We first compute the eigendecomposition and save it into eigen_dec. Then we extract the eigenvector and eigenvalues. We also transpose the matrix $Q$ and save it into Q_inv so that we do not have to compute it repeatedly.

eigen_dec = eigen(X'*X)
Q = eigen_dec.vectors
Q_inv = Matrix(Q')
λ = eigen_dec.values

The more sophisticated way of solving the ridge regression contains only matrix-vector multiplication and the inversion of the diagonal matrix $(\Lambda + \mu I)^{-1}$. We need to properly add paranthesis, to start multiplication from the right and evade matrix-matrix multiplication, which would occur if we started from the left. Since the matrix $\Lambda + \mu I$ is diagonal, its inverse is the digonal matrix formed from the inverted diagonal.

ridge_reg(X, y, μ, Q, Q_inv, λ) = Q * ((Diagonal(1 ./ (λ .+ μ)) * ( Q_inv * (X'*y))))

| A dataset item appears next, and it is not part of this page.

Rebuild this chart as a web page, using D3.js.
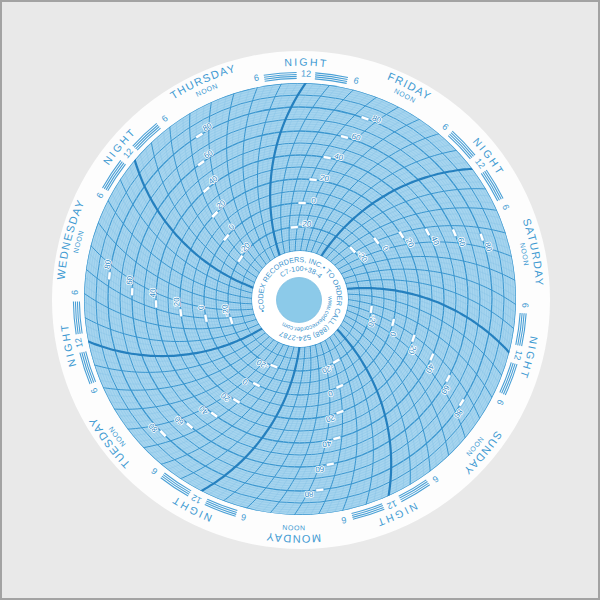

When we compare both solution, we see that they are the same.

w1 = ridge_reg(X, y, 10)
w2 = ridge_reg(X, y, 10, Q, Q_inv, λ)

norm(w1 - w2)
8.640458709560246e-13

To test the speed, we use the BenchmarkTools package. The second option is significantly faster. The price to pay is the need to pre-compute the matrix decomposition.

julia> using BenchmarkTools

julia> @btime ridge_reg(X, y, 10);
  114.182 ms (9 allocations: 22.91 MiB)

julia> @btime ridge_reg(X, y, 10, Q, Q_inv, λ);
  6.194 ms (5 allocations: 39.69 KiB)

Now we create multiple values of $\mu$ and compute the ridge regression for all of them. Since the broadcasting would broadcast all matrices, we need to fix all but one by the Ref command.

μs = range(0, 1000; length=50)
ws = hcat(ridge_reg.(Ref(X), Ref(y), μs, Ref(Q), Ref(Q_inv), Ref(λ))...)

plot(μs, abs.(ws');
    label="",
    yscale=:log10,
    xlabel="mu",
    ylabel="weights: log scale",
)
"/home/runner/work/Julia-for-Optimization-and-Learning/Julia-for-Optimization-and-Learning/docs/build/lecture_12/Sparse1.svg"

The regularization seems to have a small effect on the solution.

Lasso

For LASSO, we define the soft thresholding operator.

S(x, η) = max(x-η, 0) - max(-x-η, 0)

Then we define the iterative updates from ADMM. It is important that we allow to insert the initial values for $w^0$, $z^0$ and $u^0$. If they are not provided, they are initialized by zeros with the correct dimension. We should implement a proper termination condition but, for simplicity, we run ADMM for a fixed number of iterations.

function lasso(X, y, μ, Q, Q_inv, λ;
        max_iter = 100,
        ρ = 1e3,
        w = zeros(size(X,2)),
        u = zeros(size(X,2)),
        z = zeros(size(X,2)),
    )

    for i in 1:max_iter
        w = Q * ( (Diagonal(1 ./ (λ .+ ρ)) * ( Q_inv * (X'*y + ρ*(z-u)))))
        z = S.(w + u, μ / ρ)
        u = u + w - z
    end
    return w, u, z
end

Finally, we compute the values for all regularization parameters $\mu$. The second line in the loop says that if $i=1$, then run LASSO without the initial values, and if $i>1$, then run it with the initial values from the previous iteration. SInce the visibility of w, u and z is only one iteration, we need to specify that they are global variables.

ws = zeros(size(X,2), length(μs))

for (i, μ) in enumerate(μs)
    global w, u, z
    w, u, z = i > 1 ? lasso(X, y, μ, Q, Q_inv, λ; w, u, z) : lasso(X, y, μ, Q, Q_inv, λ)
    ws[:,i] = w
end

When we plot the parameter values, we see that they are significantly smaller than for the ridge regression. This is precisely what we meant when we mentioned that $l_1$-norm regularization induces sparsity.

plot(μs, abs.(ws');
    label="",
    yscale=:log10,
    xlabel="mu",
    ylabel="weights: log scale",
)
Example block output
Warm start:

The technique of starting from a previously computed value is called warm start or hor start. It is commonly used when some parameter changes only slightly. Then the solution changes only slightly and the previous solution provides is close to the new solution. Therefore, we initialize the algorithm from the old solution.